* Task prompt:
From the records below, print only the part that opens with the line containing "What React, TypeScript" and closes with the line containing "ReferenceLine, ErrorBar, Label"; omit the pictures.

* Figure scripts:
^^^^^^^^^^^^^^^^

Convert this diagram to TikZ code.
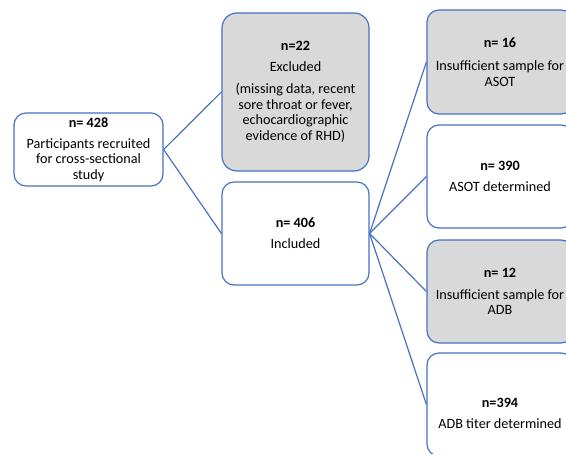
\documentclass[tikz,border=0pt]{standalone}
\usepackage{fontspec}
\setmainfont{Carlito}
\definecolor{boxblue}{HTML}{4472C4}
\definecolor{boxgray}{HTML}{D9D9D9}
\tikzset{
  flowbox/.style={draw=boxblue, line width=1.2pt, rounded corners=12pt, fill=white,
    align=center, inner sep=0pt, font=\fontsize{14.2}{15.5}\selectfont, text=black},
  grayfill/.style={fill=boxgray},
  conn/.style={draw=boxblue, line width=1.2pt},
  txt/.style={align=center, inner sep=0pt, font=\fontsize{14.2}{15.5}\selectfont}
}
\begin{document}
\begin{tikzpicture}[x=1pt,y=-1pt]
\useasboundingbox (0,0) rectangle (566,454);
\clip (0,0) rectangle (566,454);
\node[flowbox, minimum width=149pt, minimum height=73pt] (b428) at (88.5,149.5)
  {\textbf{n= 428}\\[5.5pt]Participants recruited\\for cross-sectional\\study};
\node[flowbox, grayfill, rounded corners=15pt, minimum width=147pt, minimum height=158pt] (b22) at (295.5,92)
  {\textbf{n=22}\\[5.5pt]Excluded\\[6.5pt](missing data, recent\\sore throat or fever,\\echocardiographic\\evidence of RHD)};
\node[flowbox, minimum width=147pt, minimum height=103pt] (b406) at (295.5,233.5)
  {\textbf{n= 406}\\[5.5pt]Included};
\node[flowbox, grayfill, minimum width=146pt, minimum height=104pt] (b16) at (500,62)
  {\textbf{n= 16}\\[8pt]Insufficient sample for\\ASOT};
\node[flowbox, minimum width=146pt, minimum height=103pt] (b390) at (500,176.5)
  {\textbf{n= 390}\\[5.5pt]ASOT determined};
\node[flowbox, grayfill, minimum width=146pt, minimum height=103pt] (b12) at (500,291.5)
  {\textbf{n= 12}\\[6.5pt]Insufficient sample for\\ADB};
\node[flowbox, minimum width=146pt, minimum height=103pt] (b394) at (500,404.5) {};
\node[txt] (t394) at ([yshift=-8.5pt]b394.center) {\textbf{n=394}\\[5.5pt]ADB titer determined};
\draw[conn] (b428.east) -- (b22.west);
\draw[conn] (b428.east) -- (b406.west);
\draw[conn] (b406.east) -- (b16.west);
\draw[conn] (b406.east) -- (b390.west);
\draw[conn] (b406.east) -- (b12.west);
\draw[conn] (b406.east) -- (b394.west);
\end{tikzpicture}
\end{document}
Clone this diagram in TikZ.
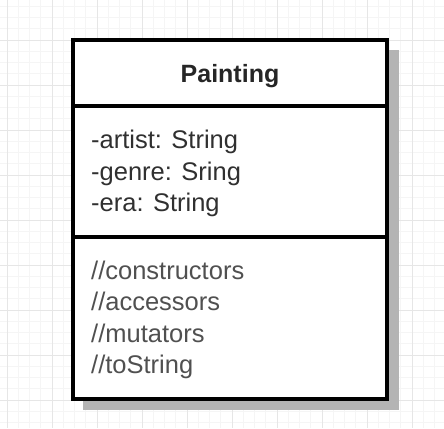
\documentclass[tikz,border=0pt]{standalone}
\usepackage{fontspec}
\setmainfont{Liberation Sans}
\usepackage{xcolor}
\usepackage{tikz}

\definecolor{gridmajor}{HTML}{E6E6E6}
\definecolor{gridminor}{HTML}{F5F5F5}
\definecolor{shadowgray}{HTML}{B4B4B4}
\definecolor{textdark}{HTML}{303030}
\definecolor{textgray}{HTML}{505050}

\begin{document}
\begin{tikzpicture}[x=1pt,y=-1pt,
  classline/.style={line width=4pt, black},
  member/.style={anchor=base west, inner sep=0pt, font=\fontsize{25.5}{31}\selectfont}]
% Define common parameters
\def\boxleft{73}
\def\boxright{387}
\def\boxtop{40.5}
\def\boxbottom{399}
\def\rowsep{31.5}

\useasboundingbox (0,0) rectangle (444,428);
\fill[white] (0,0) rectangle (444,428);

% Background grid
\foreach \k in {0,...,40}
  \draw[gridminor, line width=0.6pt] (-4.25+11.25*\k,0) -- ++(0,428);
\foreach \k in {0,...,37}
  \draw[gridminor, line width=0.6pt] (0,6.25+11.25*\k) -- ++(444,0);
\foreach \k in {0,...,9}{
  \draw[gridmajor, line width=0.8pt] (7+45*\k,0) -- ++(0,428);
  \draw[gridmajor, line width=0.8pt] (0,-5+45*\k) -- ++(444,0);
}

% Class box with shadow
\fill[shadowgray] (83,50) rectangle (399,410);
\draw[classline, fill=white] (\boxleft,\boxtop) rectangle (\boxright,\boxbottom);
\draw[classline] (\boxleft,106) -- (\boxright,106);
\draw[classline] (\boxleft,237) -- (\boxright,237);

% Class name
\node[anchor=base, inner sep=0pt, black!85, font=\bfseries\fontsize{25}{30}\selectfont]
  (title) at (230,82) {Painting};

% Attributes
\foreach \txt [count=\i] in {-artist: String, -genre: Sring, -era: String}
  \node[member, textdark] (attr\i) at (91,148.5+\rowsep*\i-\rowsep) {\txt};

% Methods
\foreach \txt [count=\i] in {//constructors, //accessors, //mutators, //toString}
  \node[member, textgray] (meth\i) at (91,279+\rowsep*\i-\rowsep) {\txt};

\end{tikzpicture}
\end{document}
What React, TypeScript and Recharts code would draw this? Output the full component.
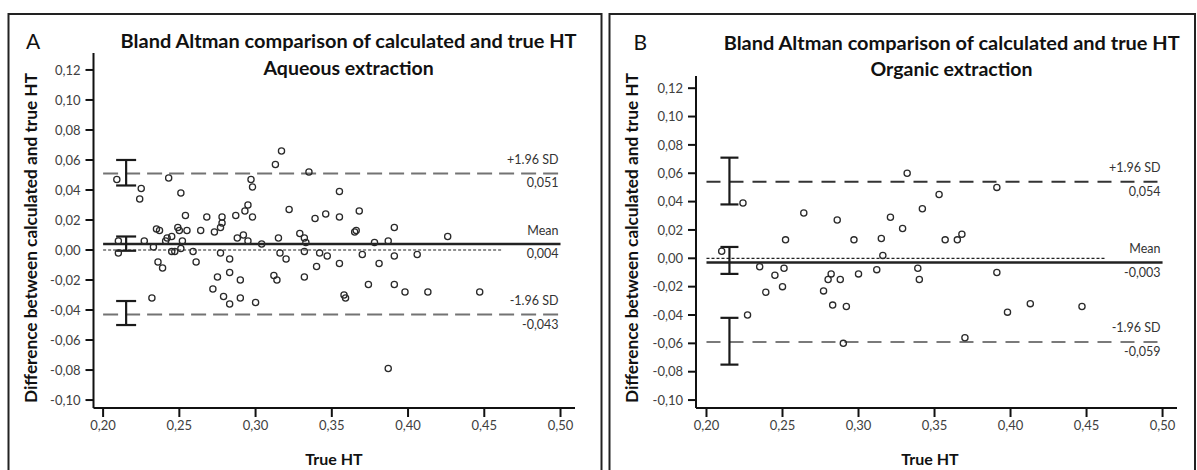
import React from 'react';
import { ScatterChart, Scatter, XAxis, YAxis, ReferenceLine, ErrorBar, Label } from 'recharts';

// ---------- Panel A: Aqueous extraction ----------
const aqueousTrueHT = [
  0.209, 0.210, 0.210, 0.225, 0.224, 0.227, 0.232, 0.233, 0.235, 0.237,
  0.236, 0.239, 0.241, 0.242, 0.243, 0.245, 0.245, 0.247, 0.249, 0.250,
  0.251, 0.251, 0.252, 0.254, 0.255, 0.259, 0.261, 0.264, 0.268, 0.272,
  0.273, 0.275, 0.277, 0.278, 0.278, 0.277, 0.279, 0.283, 0.283, 0.283,
  0.287, 0.288, 0.290, 0.290, 0.292, 0.293, 0.295, 0.295, 0.297, 0.298,
  0.298, 0.300, 0.304, 0.312, 0.313, 0.314, 0.315, 0.317, 0.316, 0.320,
  0.322, 0.329, 0.332, 0.332, 0.332, 0.333, 0.335, 0.339, 0.340, 0.342,
  0.346, 0.347, 0.355, 0.355, 0.355, 0.358, 0.359, 0.365, 0.366, 0.368,
  0.370, 0.374, 0.378, 0.381, 0.387, 0.387, 0.391, 0.391, 0.391, 0.398,
  0.406, 0.413, 0.426, 0.447,
];
const aqueousDiff = [
  0.047, 0.006, -0.002, 0.041, 0.034, 0.006, -0.032, 0.002, 0.014, 0.013,
  -0.008, -0.012, 0.006, 0.008, 0.048, 0.009, -0.001, -0.001, 0.015, 0.013,
  0.038, 0.001, 0.006, 0.023, 0.013, -0.001, -0.008, 0.013, 0.022, -0.026,
  0.012, -0.018, 0.015, 0.018, 0.022, -0.002, -0.031, -0.006, -0.015, -0.036,
  0.023, 0.008, -0.020, -0.032, 0.010, 0.026, 0.030, 0.006, 0.047, 0.042,
  0.022, -0.035, 0.004, -0.017, 0.057, -0.020, 0.008, 0.066, -0.002, -0.006,
  0.027, 0.011, 0.008, -0.018, -0.001, 0.005, 0.052, 0.021, -0.011, -0.002,
  0.024, -0.004, 0.039, 0.022, -0.009, -0.030, -0.032, 0.012, 0.013, 0.026,
  -0.003, -0.023, 0.005, -0.009, 0.006, -0.079, 0.015, -0.023, -0.004, -0.028,
  -0.003, -0.028, 0.009, -0.028,
];
const aqueousLimits = [0.051, 0.004, -0.043]; // +1.96 SD, mean, -1.96 SD
const aqueousCiLow = [0.043, -0.0005, -0.050];
const aqueousCiHigh = [0.060, 0.009, -0.034];

// ---------- Panel B: Organic extraction ----------
const organicTrueHT = [
  0.210, 0.224, 0.227, 0.235, 0.239, 0.245, 0.250, 0.251, 0.252, 0.264,
  0.277, 0.280, 0.282, 0.283, 0.286, 0.288, 0.290, 0.292, 0.297, 0.300,
  0.312, 0.315, 0.316, 0.321, 0.329, 0.332, 0.339, 0.340, 0.342, 0.353,
  0.357, 0.365, 0.368, 0.370, 0.391, 0.391, 0.398, 0.413, 0.447,
];
const organicDiff = [
  0.005, 0.039, -0.040, -0.006, -0.024, -0.012, -0.020, -0.007, 0.013, 0.032,
  -0.023, -0.015, -0.011, -0.033, 0.027, -0.015, -0.060, -0.034, 0.013, -0.011,
  -0.008, 0.014, 0.002, 0.029, 0.021, 0.060, -0.007, -0.015, 0.035, 0.045,
  0.013, 0.013, 0.017, -0.056, 0.050, -0.010, -0.038, -0.032, -0.034,
];
const organicLimits = [0.054, -0.003, -0.059];
const organicCiLow = [0.038, -0.011, -0.075];
const organicCiHigh = [0.071, 0.008, -0.042];

// ---------- shared ----------
const xTicks = [0.2, 0.25, 0.3, 0.35, 0.4, 0.45, 0.5];
const yTicks = [-0.1, -0.08, -0.06, -0.04, -0.02, 0, 0.02, 0.04, 0.06, 0.08, 0.1, 0.12];
const limitTitles = ['+1.96 SD', 'Mean', '-1.96 SD'];
const lineStart = 0.2;
const lineEnd = 0.5;
const zeroLineEnd = 0.462;
const ciX = 0.2151;

const FONT = "Lato, 'Open Sans', sans-serif";
const fmt = (v: number) => v.toFixed(2).replace('.', ',');
const fmt3 = (v: number) => v.toFixed(3).replace('.', ',');

type PanelProps = {
  xs: number[];
  ys: number[];
  limits: number[];
  ciLow: number[];
  ciHigh: number[];
  width: number;
  margin: { top: number; left: number; right: number; bottom: number };
  xDomain: [number, number];
  yDomain: [number, number];
  sdColors: [string, string];
  dash: string;
  capHalf: number;
};

const makeLineLabel = (top: string, bottom: string) => (props: any) => {
  const vb = props.viewBox || {};
  const xr = (vb.x || 0) + (vb.width || 0) - 2;
  const y = vb.y || 0;
  return (
    <g>
      <text x={xr} y={y - 9.5} textAnchor="end" fontFamily={FONT} fontSize={12.5} fill="#333">{top}</text>
      <text x={xr} y={y + 14} textAnchor="end" fontFamily={FONT} fontSize={12.5} fill="#333">{bottom}</text>
    </g>
  );
};

function Panel(p: PanelProps) {
  const points = p.xs.map((x, i) => ({ x, y: p.ys[i] }));
  const ci = p.ciLow.map((lo, i) => ({
    x: ciX,
    y: (lo + p.ciHigh[i]) / 2,
    err: (p.ciHigh[i] - lo) / 2,
  }));
  const tickStyle = { fontFamily: FONT, fontSize: 13, fill: '#404040' };
  const lineColors = [p.sdColors[0], '#222', p.sdColors[1]];
  return (
    <ScatterChart width={p.width} height={470} margin={p.margin}>
      <XAxis
        type="number"
        dataKey="x"
        domain={p.xDomain}
        ticks={xTicks}
        tickFormatter={fmt}
        allowDataOverflow
        height={30}
        axisLine={{ stroke: '#111', strokeWidth: 2 }}
        tickLine={{ stroke: '#111', strokeWidth: 2 }}
        tickSize={9}
        tickMargin={4}
        tick={tickStyle}
      />
      <YAxis
        type="number"
        dataKey="y"
        domain={p.yDomain}
        ticks={yTicks}
        tickFormatter={fmt}
        allowDataOverflow
        width={60}
        axisLine={{ stroke: '#111', strokeWidth: 2 }}
        tickLine={{ stroke: '#111', strokeWidth: 2 }}
        tickSize={8}
        tickMargin={5}
        tick={tickStyle}
      />
      <ReferenceLine
        segment={[{ x: lineStart, y: 0 }, { x: zeroLineEnd, y: 0 }]}
        stroke="#222"
        strokeWidth={1.2}
        strokeDasharray="3 2"
      />
      {p.limits.map((v, i) => (
        <ReferenceLine
          key={i}
          segment={[{ x: lineStart, y: v }, { x: lineEnd, y: v }]}
          stroke={lineColors[i]}
          strokeWidth={i === 1 ? 2.5 : 2}
          strokeDasharray={i === 1 ? undefined : p.dash}
        >
          <Label content={makeLineLabel(limitTitles[i], fmt3(v))} />
        </ReferenceLine>
      ))}
      <Scatter
        data={points}
        isAnimationActive={false}
        shape={(sp: any) => (
          <circle cx={sp.cx} cy={sp.cy} r={3.1} fill="none" stroke="#2a2a2a" strokeWidth={1.3} />
        )}
      />
      <Scatter data={ci} isAnimationActive={false} shape={() => <g />}>
        <ErrorBar dataKey="err" direction="y" width={p.capHalf} stroke="#1a1a1a" strokeWidth={2.2} isAnimationActive={false} />
      </Scatter>
    </ScatterChart>
  );
}

export default function App() {
  return (
    <div style={{ position: 'absolute', left: 0, top: 0, width: 1197, height: 470, background: '#fff', overflow: 'hidden' }}>
      <div style={{ position: 'absolute', left: 0, top: 0 }}>
        <Panel
          xs={aqueousTrueHT}
          ys={aqueousDiff}
          limits={aqueousLimits}
          ciLow={aqueousCiLow}
          ciHigh={aqueousCiHigh}
          width={600}
          margin={{ top: 53, left: 33.5, right: 25, bottom: 32 }}
          xDomain={[0.1937, 0.5095]}
          yDomain={[-0.1053, 0.1313]}
          sdColors={['#737373', '#737373']}
          dash="15 7"
          capHalf={10}
        />
      </div>
      <div style={{ position: 'absolute', left: 600, top: 0 }}>
        <Panel
          xs={organicTrueHT}
          ys={organicDiff}
          limits={organicLimits}
          ciLow={organicCiLow}
          ciHigh={organicCiHigh}
          width={597}
          margin={{ top: 76, left: 36, right: 20, bottom: 32 }}
          xDomain={[0.1931, 0.5095]}
          yDomain={[-0.1056, 0.1286]}
          sdColors={['#333', '#7a7a7a']}
          dash="14 9"
          capHalf={9}
        />
      </div>
      <svg
        width={1197}
        height={470}
        style={{ position: 'absolute', left: 0, top: 0, pointerEvents: 'none' }}
      >
        <rect x={8.5} y={14} width={593} height={470} fill="none" stroke="#222" strokeWidth={2} />
        <rect x={609.5} y={14} width={585.5} height={470} fill="none" stroke="#222" strokeWidth={2} />
        <g fontFamily={FONT} fill="#111">
          <text x={26} y={49} fontSize={21}>A</text>
          <text x={348.6} y={48} textAnchor="middle" fontSize={19.5} fontWeight="bold" textLength={456} lengthAdjust="spacingAndGlyphs">Bland Altman comparison of calculated and true HT</text>
          <text x={348.6} y={75} textAnchor="middle" fontSize={19.5} fontWeight="bold">Aqueous extraction</text>
          <text x={30.5} y={238} transform="rotate(-90 30.5 238)" textAnchor="middle" dominantBaseline="central" fontSize={17} fontWeight="bold" textLength={330} lengthAdjust="spacingAndGlyphs">Difference between calculated and true HT</text>
          <text x={334} y={465} textAnchor="middle" fontSize={16} fontWeight="bold">True HT</text>

          <text x={633.5} y={50} fontSize={21}>B</text>
          <text x={951.7} y={50} textAnchor="middle" fontSize={19.5} fontWeight="bold" textLength={456} lengthAdjust="spacingAndGlyphs">Bland Altman comparison of calculated and true HT</text>
          <text x={951.5} y={76} textAnchor="middle" fontSize={19.5} fontWeight="bold">Organic extraction</text>
          <text x={631.4} y={238} transform="rotate(-90 631.4 238)" textAnchor="middle" dominantBaseline="central" fontSize={17} fontWeight="bold" textLength={330} lengthAdjust="spacingAndGlyphs">Difference between calculated and true HT</text>
          <text x={930} y={465} textAnchor="middle" fontSize={16} fontWeight="bold">True HT</text>
        </g>
      </svg>
    </div>
  );
}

^^^^^^^^^^^^^^^^

* Result of the exercise:
What React, TypeScript and Recharts code would draw this? Output the full component.
import React from 'react';
import { ScatterChart, Scatter, XAxis, YAxis, ReferenceLine, ErrorBar, Label } from 'recharts';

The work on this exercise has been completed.